2. Description of the Prior Art
In the above field of application, it is known it is sometimes useful to be able to control the inflation pressure of tires remotely, in order to match the tire traction with the conditions of the terrain over which the vehicle is moving. This is in particular the case for cross country vehicles that must advance under the most favorable conditions, whether ground surface is hard, stony or even soft, without the driver having to stop the vehicle to adapt the inflation pressure of the different tires manually.
This application is of course only given as an example, because in many other fields it is also found useful and even necessary to be able to adapt the inflation pressure of any volume, and to do so at a distance.
To solve the above problem, the prior art offers only a few solutions.

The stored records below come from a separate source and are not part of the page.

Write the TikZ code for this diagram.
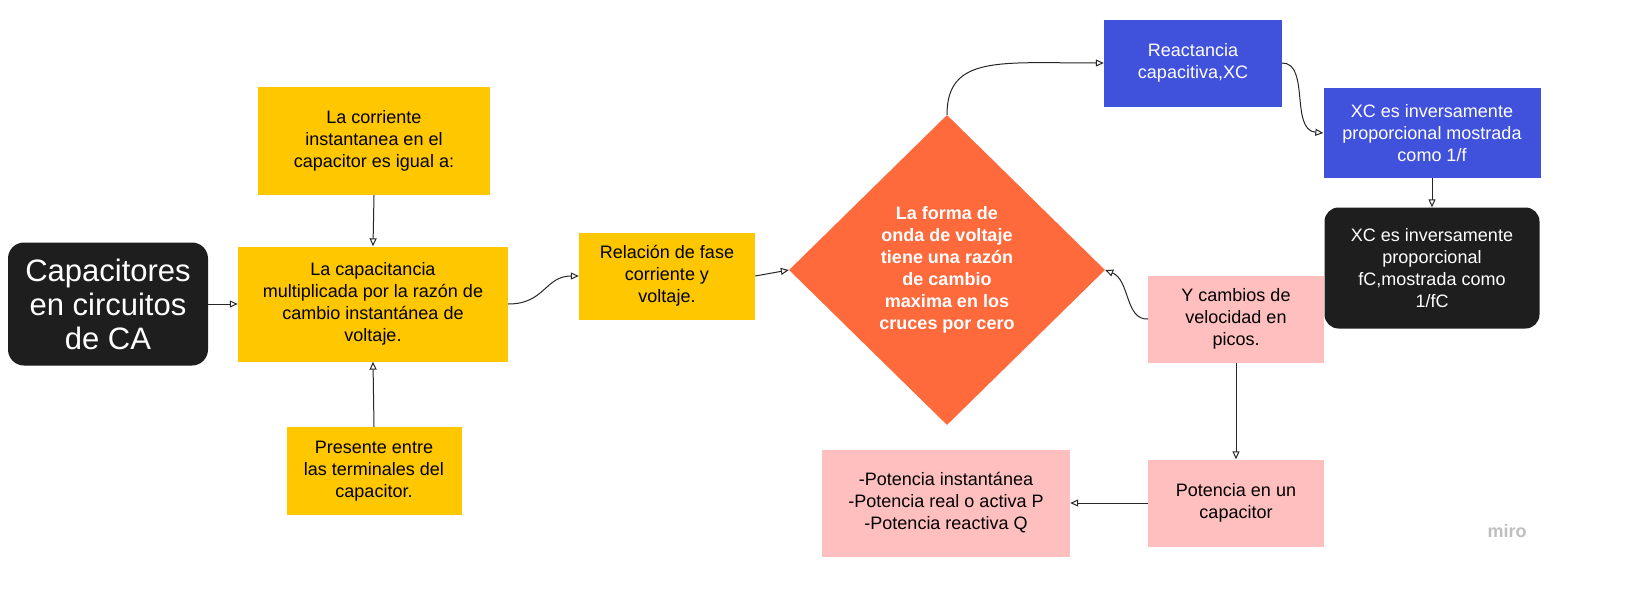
\documentclass[tikz,border=0pt]{standalone}
\usepackage{fontspec}
\setmainfont{Liberation Sans}
\usetikzlibrary{shapes.geometric,arrows.meta}
\definecolor{yel}{HTML}{FFC700}
\definecolor{org}{HTML}{FF6A3D}
\definecolor{blu}{HTML}{4051DB}
\definecolor{blk}{HTML}{1E1E1E}
\definecolor{pnk}{HTML}{FFBFBF}
\tikzset{
 box/.style={draw=none,align=center,inner sep=4pt,font=\fontsize{18}{22}\selectfont},
 ybox/.style={box,fill=yel},
 bbox/.style={box,fill=blu,text=white},
 pbox/.style={box,fill=pnk},
 kbox/.style={box,fill=blk,text=white,rounded corners=16pt},
 arr/.style={draw=black!85,line width=1pt,-{Stealth[length=8pt,width=7pt,inset=0pt,open]}}
}
\begin{document}
\begin{tikzpicture}[x=1pt,y=-1pt]
\fill[white] (0,0) rectangle (1650,605);
\node[kbox,minimum width=200,minimum height=123,font=\fontsize{31}{34}\selectfont] (cap) at (108,304) {Capacitores\\en circuitos\\de CA};
\node[ybox,minimum width=232,minimum height=108] (b1) at (374,141) {La corriente\\instantanea en el\\capacitor es igual a:};
\node[ybox,minimum width=270,minimum height=115] (b2) at (373,304) {La capacitancia\\multiplicada por la razón de\\cambio instantánea de\\voltaje.};
\node[ybox,minimum width=175,minimum height=88] (b3) at (374,471) {Presente entre\\las terminales del\\capacitor.};
\node[ybox,minimum width=176,minimum height=87] (b4) at (667,276) {Relación de fase\\corriente y\\voltaje.};
\node[fill=org,diamond,minimum width=316,minimum height=310,inner sep=0,text=white,font=\bfseries\fontsize{18}{22}\selectfont,align=center] (d) at (947,270) {La forma de\\onda de voltaje\\tiene una razón\\de cambio\\maxima en los\\cruces por cero};
\node[bbox,minimum width=178,minimum height=87] (r) at (1193,63) {Reactancia\\capacitiva,XC};
\node[bbox,minimum width=217,minimum height=90] (x1) at (1432,133) {XC es inversamente\\proporcional mostrada\\como 1/f};
\node[kbox,minimum width=215,minimum height=121,rounded corners=14pt] (x2) at (1432,268) {XC es inversamente\\proporcional\\fC,mostrada como\\1/fC};
\node[pbox,minimum width=176,minimum height=87] (p1) at (1236,319) {Y cambios de\\velocidad en\\picos.};
\node[pbox,minimum width=176,minimum height=87] (p2) at (1236,503) {Potencia en un\\capacitor};
\node[pbox,minimum width=248,minimum height=107] (p3) at (946,503) {-Potencia instantánea\\-Potencia real o activa P\\-Potencia reactiva Q};
\node[text=black!25,font=\bfseries\fontsize{18}{20}\selectfont] (m) at (1507,531) {miro};
\draw[arr] (cap.east) -- (b2.west);
\draw[arr] (b1.south) -- (b2.north);
\draw[arr] (b3.north) -- (b2.south);
\draw[arr] (b2.east) .. controls (545,304) and (545,276) .. (b4.west);
\draw[arr] (b4.east) -- (d.west);
\draw[arr] (d.north) .. controls (947,55) and (1000,63) .. (r.west);
\draw[arr] (r.east) .. controls (1310,63) and (1290,130) .. (x1.west);
\draw[arr] (x1.south) -- (x2.north);
\draw[arr] (p1.west) .. controls (1125,320) and (1130,280) .. (d.east);
\draw[arr] (p1.south) -- (p2.north);
\draw[arr] (p2.west) -- (p3.east);
\pgfresetboundingbox
\useasboundingbox (0,0) rectangle (1650,605);
\end{tikzpicture}
\end{document}
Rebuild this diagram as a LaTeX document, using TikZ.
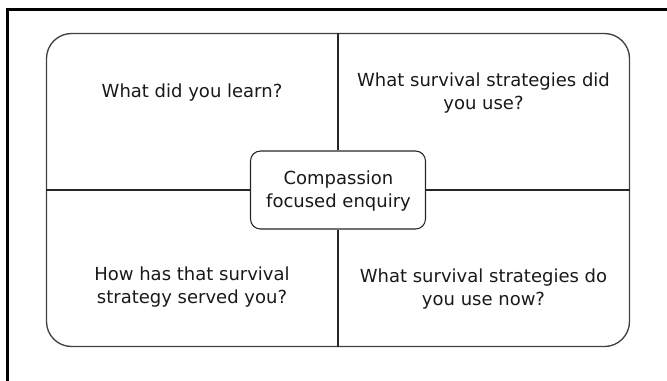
\documentclass[tikz,border=0pt]{standalone}
\usepackage{fontspec}
\setmainfont{DejaVu Sans}
\begin{document}
\begin{tikzpicture}[x=0.75pt, y=-0.75pt,
  quad/.style={align=center, anchor=base, text=black!90, inner sep=0pt,
    font=\fontsize{13.5pt}{17.25pt}\selectfont},
  crossline/.style={draw=black!85, line width=0.8pt},
  panel/.style={draw=black!75, line width=1pt, rounded corners=18.75pt,
    minimum width=437.25pt, minimum height=234.75pt, inner sep=0pt},
  hubbox/.style={draw=black!85, line width=0.8pt, rounded corners=7.5pt, fill=white,
    minimum width=131.25pt, minimum height=58.5pt, inner sep=0pt}]
  \useasboundingbox (0,0) rectangle (667,380);
  % page frame: top and left rules only
  \coordinate (tl) at (7.5,9.5);
  \coordinate (tr) at (667,9.5);
  \coordinate (bl) at (7.5,380);
  \draw[line width=2.25pt, line cap=rect] (tr) -- (tl) -- (bl);

  % four-quadrant panel, both boxes share one centre so the cross stays straight
  \node[panel] (frame) at (338,190) {};
  \node[hubbox] (hub) at (338,190) {};
  \draw[crossline] (frame.north) -- (hub.north);
  \draw[crossline] (hub.south) -- (frame.south);
  \draw[crossline] (frame.west) -- (hub.west);
  \draw[crossline] (hub.east) -- (frame.east);

  % labels (base anchor sits on the last line's baseline)
  \node[quad] (hubtext) at (338.5,207) {Compassion\\focused enquiry};
  \node[quad] (q1) at (192,97) {What did you learn?};
  \node[quad] (q2) at (483.5,109) {What survival strategies did\\you use?};
  \node[quad] (q3) at (192,303) {How has that survival\\strategy served you?};
  \node[quad] (q4) at (483.5,305) {What survival strategies do\\you use now?};
\end{tikzpicture}
\end{document}
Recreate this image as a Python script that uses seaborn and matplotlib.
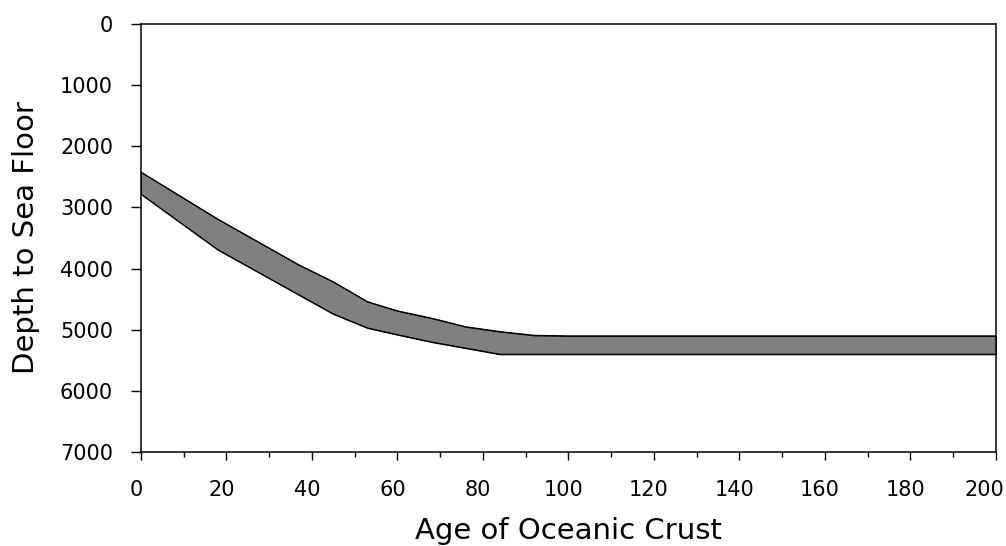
import numpy as np
import pandas as pd
import matplotlib
matplotlib.use("Agg")
import matplotlib.pyplot as plt
import matplotlib.transforms as mtransforms
import seaborn as sns
from matplotlib.ticker import MultipleLocator

sns.set_style("white")
plt.rcParams["font.family"] = ["DejaVu Sans"]
plt.rcParams["text.color"] = "black"
plt.rcParams["axes.labelcolor"] = "black"
plt.rcParams["xtick.color"] = "black"
plt.rcParams["ytick.color"] = "black"

# Values
age = [0, 18, 37, 45, 53, 60, 68, 76, 84, 92, 100, 200]
depth_top = [2420, 3190, 3940, 4215, 4540, 4690, 4810, 4950, 5030, 5090, 5100, 5100]
depth_bottom = [2780, 3690, 4430, 4740, 4970, 5080, 5200, 5300, 5400, 5400, 5400, 5400]
x_ticks = list(range(0, 201, 20))
y_ticks = list(range(0, 7001, 1000))

df = pd.DataFrame({"age": age, "top": depth_top, "bottom": depth_bottom})

fig = plt.figure(figsize=(10.06, 5.46), dpi=100)
ax = fig.add_axes([0.140, 0.172, 0.850, 0.784])

ax.fill_between(df["age"], df["top"], df["bottom"], facecolor="#808080",
                edgecolor="black", linewidth=0.8)
sns.lineplot(data=df, x="age", y="top", color="black", linewidth=0.8, ax=ax)
sns.lineplot(data=df, x="age", y="bottom", color="black", linewidth=0.8, ax=ax)

ax.set_xlim(0, 200)
ax.set_ylim(7000, 0)
ax.set_xticks(x_ticks)
ax.set_yticks(y_ticks)
ax.xaxis.set_minor_locator(MultipleLocator(10))

for s in ax.spines.values():
    s.set_visible(True)
    s.set_color("black")
    s.set_linewidth(1.1)

ax.tick_params(axis="x", which="major", direction="out", length=6, width=1,
               color="black", labelcolor="black", labelsize=15, pad=14, bottom=True)
ax.tick_params(axis="x", which="minor", direction="out", length=3.5, width=1,
               color="black", bottom=True)
ax.tick_params(axis="y", which="major", direction="out", length=7, width=1,
               color="black", labelcolor="black", labelsize=15, pad=13, left=True)

# x tick labels sit a little left of their ticks, the last one more so
labels = ax.get_xticklabels()
for i, lab in enumerate(labels):
    dx = -12 if i == len(labels) - 1 else -5
    lab.set_transform(lab.get_transform() +
                      mtransforms.ScaledTranslation(dx / 100, 0, fig.dpi_scale_trans))

ax.set_xlabel("Age of Oceanic Crust", fontsize=21, labelpad=12, color="black")
ax.set_ylabel("Depth to Sea Floor", fontsize=21, labelpad=14, color="black")

fig.savefig("out.png", dpi=100)
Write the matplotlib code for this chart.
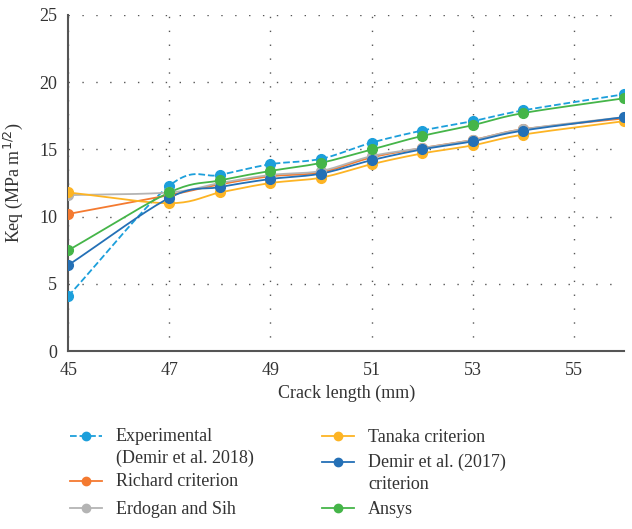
import numpy as np
import matplotlib
matplotlib.use('Agg')
from matplotlib import pyplot as plt
from matplotlib.lines import Line2D

crack = [45, 47, 48, 49, 50, 51, 52, 53, 54, 56]
experimental = [4.1, 12.3, 13.1, 13.9, 14.3, 15.5, 16.4, 17.1, 17.9, 19.1]
richard = [10.2, 11.6, 12.4, 13.0, 13.3, 14.4, 15.1, 15.7, 16.5, 17.3]
erdogan = [11.6, 11.8, 12.5, 13.1, 13.4, 14.5, 15.1, 15.7, 16.5, 17.4]
tanaka = [11.8, 11.0, 11.8, 12.5, 12.9, 13.9, 14.7, 15.3, 16.1, 17.1]
demir = [6.4, 11.4, 12.2, 12.8, 13.2, 14.2, 15.0, 15.6, 16.4, 17.4]
ansys = [7.5, 11.8, 12.7, 13.4, 14.0, 15.0, 16.0, 16.8, 17.7, 18.8]

series = [
    ('Experimental\n(Demir et al. 2018)', experimental, '#1c9fdb', '--'),
    ('Richard criterion', richard, '#f47a30', '-'),
    ('Erdogan and Sih', erdogan, '#b4b4b4', '-'),
    ('Tanaka criterion', tanaka, '#fdb424', '-'),
    ('Demir et al. (2017)\ncriterion', demir, '#2470b6', '-'),
    ('Ansys', ansys, '#45b549', '-'),
]
# legend slots in pixels (x of handle start, y of first line from top)
legend_pos = [(70, 436), (70, 481), (70, 508), (322, 436), (322, 462), (322, 508)]


def smooth(xs, ys, n=20):
    # catmull-rom curve through the points, like the excel smoothed line
    xs = np.asarray(xs, float)
    ys = np.asarray(ys, float)
    px = np.concatenate([[2 * xs[0] - xs[1]], xs, [2 * xs[-1] - xs[-2]]])
    py = np.concatenate([[2 * ys[0] - ys[1]], ys, [2 * ys[-1] - ys[-2]]])
    ox, oy = [], []
    t = np.linspace(0, 1, n)
    for i in range(1, len(px) - 2):
        for p, o in ((px, ox), (py, oy)):
            p0, p1, p2, p3 = p[i - 1], p[i], p[i + 1], p[i + 2]
            o.extend(0.5 * (2 * p1 + (-p0 + p2) * t
                            + (2 * p0 - 5 * p1 + 4 * p2 - p3) * t ** 2
                            + (-p0 + 3 * p1 - 3 * p2 + p3) * t ** 3))
    return ox, oy


plt.rcParams['font.family'] = ['Liberation Serif', 'DejaVu Serif']
W, H = 632, 529
fig = plt.figure(figsize=(W / 100, H / 100), dpi=100)
ax = fig.add_axes([0.108, 0.336, 0.88, 0.636])

for (label, ys, color, ls), (lx, ly) in zip(series, legend_pos):
    sx, sy = smooth(crack, ys)
    ax.plot(sx, sy, color=color, linestyle=ls, linewidth=1.3, zorder=3)
    ax.plot(crack, ys, 'o', color=color, markersize=7, zorder=4)
    # legend entry, handle next to the first text line
    fy = 1 - ly / H
    fig.add_artist(Line2D([lx / W, (lx + 32) / W], [fy, fy], color=color,
                          linestyle=ls, linewidth=1.3,
                          transform=fig.transFigure))
    fig.add_artist(Line2D([(lx + 16) / W], [fy], marker='o', markersize=6,
                          color=color, transform=fig.transFigure))
    if '\n' in label:
        fig.text((lx + 46) / W, fy + 8 / H, label, fontsize=13,
                 color='#333333', va='top', linespacing=1.35)
    else:
        fig.text((lx + 46) / W, fy - 1 / H, label, fontsize=13,
                 color='#333333', va='center')

ax.set_xlim(45, 56)
ax.set_ylim(0, 25)
ax.set_xticks([45, 47, 49, 51, 53, 55])
ax.set_yticks([0, 5, 10, 15, 20, 25])
ax.tick_params(length=0, labelsize=13, colors='#333333', pad=8)
ax.grid(True, color='#555555', linestyle=(0, (1, 9)), linewidth=1)
ax.set_axisbelow(True)
for s in ['top', 'right']:
    ax.spines[s].set_visible(False)
for s in ['left', 'bottom']:
    ax.spines[s].set_color('#555555')
    ax.spines[s].set_linewidth(1.5)
ax.set_xlabel('Crack length (mm)', fontsize=13, color='#333333', labelpad=4)
ax.set_ylabel('Keq (MPa m$^{1/2}$)', fontsize=13, color='#333333', labelpad=10)

fig.savefig('out.png', dpi=100)
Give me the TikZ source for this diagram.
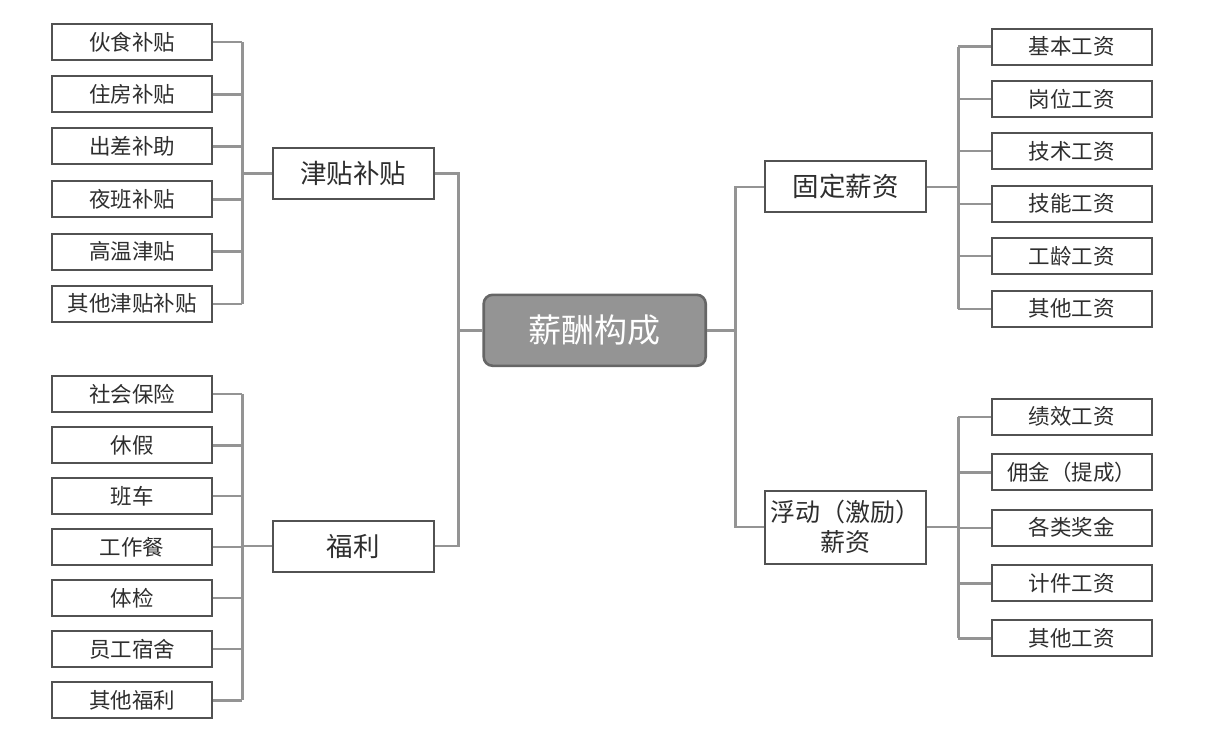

One known system employs a valve which, when in its normal rest position, closes a path of circulation between the volume and an available source of fluid pressure.
Whenever it is desired to inflate the volume, the valve is driven against the action of a recall spring, in such a way as to open the circulation circuit.
Whenever it is desired to partially deflate the volume, a fluid under pressure is applied to raise the valve and the source of pressurized fluid is isolated, to keep the valve open during the time needed to produce a slow decompression, through an expansion valve, of the fluid initially confined in the volume.
Such a installation requires a particularly complicated remote control circuit, which becomes even more complex when one or more volumes have to be controlled from a distance, as is the case in the application to automotive vehicles.
Beyond this disadvantage, it should be noted that the deflation phase calls for a major transit time, which is established by means of a complex system, remote-controlled by an expensive and fragile logic control circuit.
In the particular application to the technical field at hand, the prior art proposes no satisfactory system, considering that each volume, consisting of a vehicle wheel, must necessarily be isolated from the control system by a rotary joint which is held at pressure throughout the entire inflation phase.
Such a rotary joint is thus intensely stressed in rotation and in pressure, so that the friction packing(s) providing the rotary seal are subject to major stresses and are unable to provide reliable service.
This disadvantage is of particular concern with vehicles which receive hard use.
These systems provide simultaneous and relatively slow deflation of the tires, which is also a disadvantage.
A remotely controlled pneumatic valve is also known which is made of two bodies, an inflation and deflation body, delimiting two cavities, called the inlet and escape cavities, communicating with each other through an opening which forms two seats, one in each chamber, for two piloted valves. This communicating line, between the seats, consists of a channel leading through a connection opening into the inflated volume, the inlet chamber being in communication with a connection opening into a control system, while the escape chamber communicates with the ambient atmosphere through vent holes.
Such a valve is satisfactory, but may be considered expensive to construct. Furthermore, it size, does not lend itself well to an integrated installation in a vehicle wheel.